8. The three best leagues in the world will be 1) The Brazilian league, 2) the MLS, and 3) French Ligue 1. Brazil has increasingly become more sure of itself as a nation, and as its economy grows, it will produce the kind of broad and deep wealth capable of supporting teams who develop and retain the best players in the world. When Santos, Flamengo and Gremio have he bankroll to prevent players like Kaka, Ronaldinho, or Robinho from leaving, the Brazilian teams will improve rapidly and exponentially. As for the MLS, soccer is growing steadily and surely in the United States, and within twenty years or so, the league will be among the best in the world. The United States has a real advantage because, as the world’s cultural center, it will always have a cache and drawing power that other nations cannot match. In other words, once the MLS becomes a viable option, financially and competitively, with European leagues, the marketing potential and luster of the United States will allow the MLS to move past its European rivals. Twenty years might seem too soon, but the league recently celebrated its 10th anniversary, and anyone around for the inauspicious opening days of the league can attest to the manner and rate of its growth. As for France, it’s just a hunch, nothing more. The league has long under-performed, and it seems like a nation of France’s wealth and soccer pedigree should have a better league. Also, look out for the J-League.

9. Australia will rue the day they moved to Asia. The thinking was that by moving to Asia, Australia would have an easier road to qualification. In the past, the Oceania winner would have to face a home-and-home playoff against a South American team, and until this last World Cup, Australia could be counted on to lose that. As Japan, South Korea, Iran, Iraq, Saudi Arabia, and China continue to improve, it will become the case that Australia faces an increasingly difficult road to qualifying, and will miss some World Cups that it may have made had it decided to instead take on teams like Uruguay or Venezuela.

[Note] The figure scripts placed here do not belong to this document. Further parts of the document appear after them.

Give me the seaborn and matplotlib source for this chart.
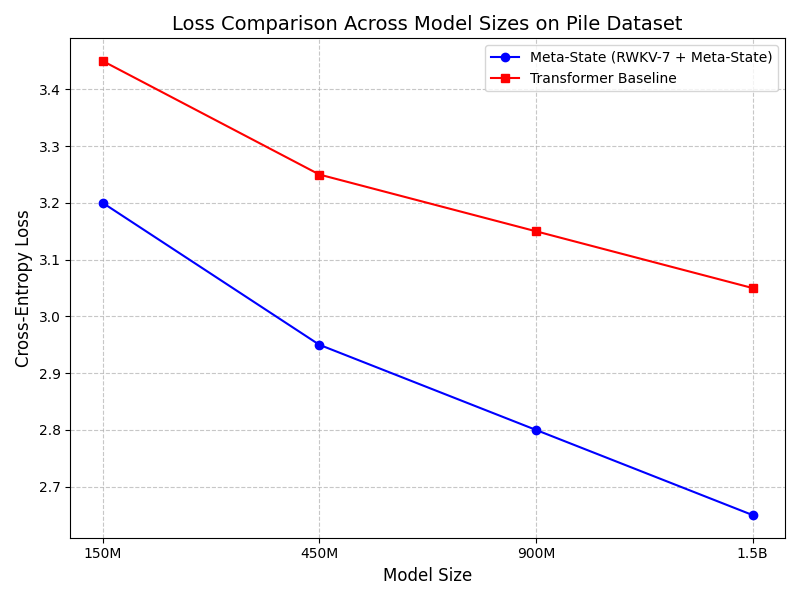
import pandas as pd
import matplotlib
matplotlib.use("Agg")
import matplotlib.pyplot as plt
import seaborn as sns

model_sizes = ["150M", "450M", "900M", "1.5B"]
meta_state_loss = [3.20, 2.95, 2.80, 2.65]
transformer_loss = [3.45, 3.25, 3.15, 3.05]

df = pd.DataFrame({
    "size": model_sizes * 2,
    "loss": meta_state_loss + transformer_loss,
    "model": ["Meta-State (RWKV-7 + Meta-State)"] * 4 + ["Transformer Baseline"] * 4,
})

fig, ax = plt.subplots(figsize=(8, 6), dpi=100)
sns.lineplot(data=df, x="size", y="loss", hue="model", style="model",
             markers=["o", "s"], dashes=False, sort=False,
             palette=["blue", "red"], markersize=6, ax=ax)

# match marker edges to the line colour, like plain matplotlib
for line in ax.lines:
    line.set_markeredgecolor(line.get_color())
    line.set_markeredgewidth(1.0)

ax.set_xlabel("Model Size", fontsize=12)
ax.set_ylabel("Cross-Entropy Loss", fontsize=12)
ax.set_title("Loss Comparison Across Model Sizes on Pile Dataset", fontsize=14)
ax.grid(True, linestyle="--", alpha=0.7)
leg = ax.legend(loc="upper right")
for line in leg.get_lines():
    line.set_markeredgecolor(line.get_color())
    line.set_markeredgewidth(1.0)

plt.tight_layout()
plt.savefig("out.png")
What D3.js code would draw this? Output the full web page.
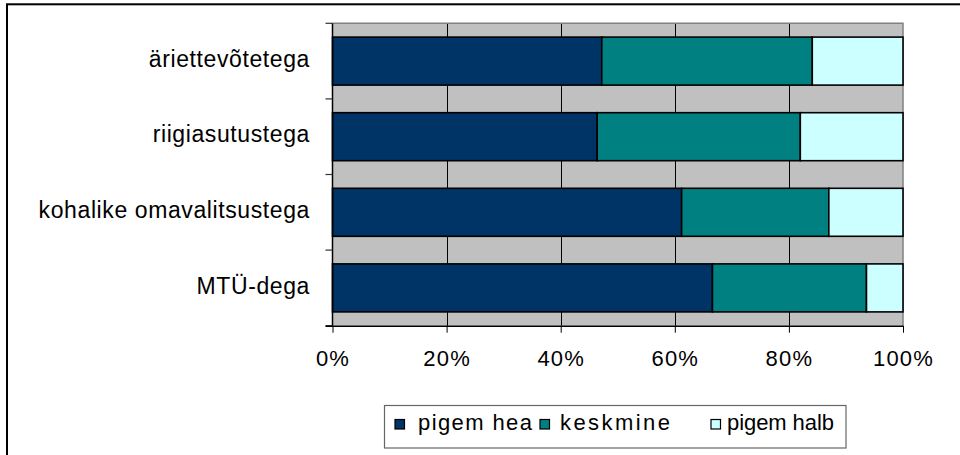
<!DOCTYPE html>
<html><head><meta charset="utf-8">
<script src="https://cdn.jsdelivr.net/npm/d3@7"></script>
<style>
html,body{margin:0;padding:0;background:#fff;}
svg{display:block;font-family:"Liberation Sans",Arial,sans-serif;}
</style></head>
<body>
<script>
const categories = ["äriettevõtetega", "riigiasutustega", "kohalike omavalitsustega", "MTÜ-dega"];
const seriesNames = ["pigem hea", "keskmine", "pigem halb"];
const pigemHea = [47.2, 46.4, 61.2, 66.6];
const keskmine = [36.9, 35.6, 25.8, 27.0];
const pigemHalb = [15.9, 18.0, 13.0, 6.4];
const tickValues = [0, 20, 40, 60, 80, 100];
const tickLabels = ["0%", "20%", "40%", "60%", "80%", "100%"];
const colors = ["#003366", "#008080", "#CCFFFF"];

const W = 960, H = 455;
const svg = d3.select("body").append("svg").attr("width", W).attr("height", H);

// outer frame
svg.append("rect").attr("x", 7).attr("y", 4.3).attr("width", 1000).attr("height", 500)
  .attr("fill", "none").attr("stroke", "#000").attr("stroke-width", 2);

const plot = {left: 332.5, right: 903, top: 23.3, bottom: 325.7};
const x = d3.scaleLinear().domain([0, 100]).range([plot.left, plot.right]);
const y = d3.scaleBand().domain(categories).range([plot.top, plot.bottom])
  .paddingInner(0.365).paddingOuter(0.1825);

// plot background
svg.append("rect").attr("x", plot.left).attr("y", plot.top)
  .attr("width", plot.right - plot.left).attr("height", plot.bottom - plot.top)
  .attr("fill", "#C0C0C0");

// gridlines
svg.append("g").selectAll("line").data(tickValues.slice(1, -1)).join("line")
  .attr("x1", d => Math.round(x(d)) + 0.5).attr("x2", d => Math.round(x(d)) + 0.5)
  .attr("y1", plot.top).attr("y2", plot.bottom)
  .attr("stroke", "#000").attr("stroke-width", 1);

// plot border (top/right gray)
svg.append("path")
  .attr("d", `M${plot.left},${plot.top} H${plot.right} V${plot.bottom}`)
  .attr("fill", "none").attr("stroke", "#808080").attr("stroke-width", 1.5);

// stacked data
const rows = categories.map((c, i) => ({cat: c, "pigem hea": pigemHea[i], "keskmine": keskmine[i], "pigem halb": pigemHalb[i]}));
const stack = d3.stack().keys(seriesNames)(rows);

svg.append("g").selectAll("g").data(stack).join("g")
  .attr("fill", (d, i) => colors[i])
  .selectAll("rect").data(d => d).join("rect")
  .attr("x", d => x(d[0]))
  .attr("y", d => y(d.data.cat))
  .attr("width", d => x(d[1]) - x(d[0]))
  .attr("height", y.bandwidth())
  .attr("stroke", "#000").attr("stroke-width", 1.6);

// y axis
svg.append("line").attr("x1", plot.left).attr("x2", plot.left)
  .attr("y1", plot.top).attr("y2", plot.bottom).attr("stroke", "#000").attr("stroke-width", 1.5);
const boundaries = categories.map(c => y(c) - y.step() * y.paddingInner() / 2).concat([plot.bottom]);
svg.append("g").selectAll("line").data(boundaries).join("line")
  .attr("x1", plot.left - 7).attr("x2", plot.left)
  .attr("y1", d => d).attr("y2", d => d)
  .attr("stroke", "#333").attr("stroke-width", 1.2);

svg.append("g").selectAll("text").data(categories).join("text")
  .attr("x", 310).attr("y", d => y(d) + y.bandwidth() / 2)
  .attr("dy", "0.25em")
  .attr("text-anchor", "end")
  .attr("font-size", 23).attr("letter-spacing", "0.6px")
  .attr("fill", "#000")
  .text(d => d);

// x axis
const xAxis = d3.axisBottom(x).tickValues(tickValues)
  .tickFormat((d, i) => tickLabels[i]).tickSize(7).tickPadding(18);
const gx = svg.append("g").attr("transform", `translate(0,${plot.bottom})`).call(xAxis);
gx.select(".domain").attr("stroke", "#000").attr("stroke-width", 1.5).attr("d", `M${plot.left - 7},0.5H${plot.right}`);
gx.selectAll(".tick line").attr("stroke", "#000");
gx.selectAll(".tick text").attr("font-size", 22).attr("letter-spacing", "1.2px")
  .attr("font-family", "Liberation Sans, Arial, sans-serif").attr("fill", "#000");

// legend
const lg = svg.append("g");
lg.append("rect").attr("x", 384.5).attr("y", 405.5).attr("width", 461.5).attr("height", 42.5)
  .attr("fill", "#fff").attr("stroke", "#666").attr("stroke-width", 1.2);
const legSquareX = [395, 540, 711];
const legTextX = [418, 560, 727];
const legTextW = [114, 110, 107];
const items = lg.selectAll("g").data(seriesNames).join("g");
items.append("rect").attr("x", (d, i) => legSquareX[i]).attr("y", 419.5).attr("width", 9.5).attr("height", 9.5)
  .attr("fill", (d, i) => colors[i]).attr("stroke", "#000").attr("stroke-width", 1.2);
items.append("text").attr("x", (d, i) => legTextX[i]).attr("y", 429.5)
  .attr("font-size", 22).attr("fill", "#000")
  .attr("textLength", (d, i) => legTextW[i]).attr("lengthAdjust", "spacing")
  .text(d => d);
</script>
</body></html>
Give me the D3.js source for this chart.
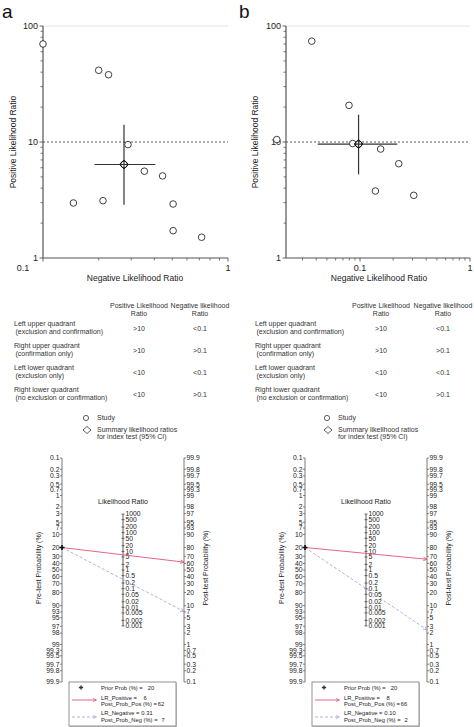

10. Someone will take FIFA down a notch. In recent years, Sepp Blatter has become more and more sanctimonious and over-the-top in the way that he discusses soccer’s role in the world, its ability to transcend national boundaries and, more troublingly, that the game (or, more pointedly, the administrators of the game: FIFA) is not subject to any national laws. There have been other sporting institutions that have tried to advance the same lame argument, and in the United States, at least, they have typically lost. FIFA needs to be subject to national laws, and talk to the contrary is utter rubbish, and if true would give FIFA a status that no other institution in the world possesses. Sure, this would cause administrative headaches for FIFA, but to assert that FIFA can do whatever it wants without, for example, concern for local labor laws, is both anti-democratic and completely unjustified. In addition, FIFA will have to learn a hard lesson as it attempts to fight the flow of history and enforce caps on foreign players employed and fielded by club teams. Globalization is a reality, and eventually FIFA will learn these lessons.

So, by the time I am on my deathbed, soccer will look quite a bit different. In most respect these changes will be positive. Now that I have offered my opinion on what the next six decades hold, I’m curious to hear your opinions on what you think will happen in the world of soccer.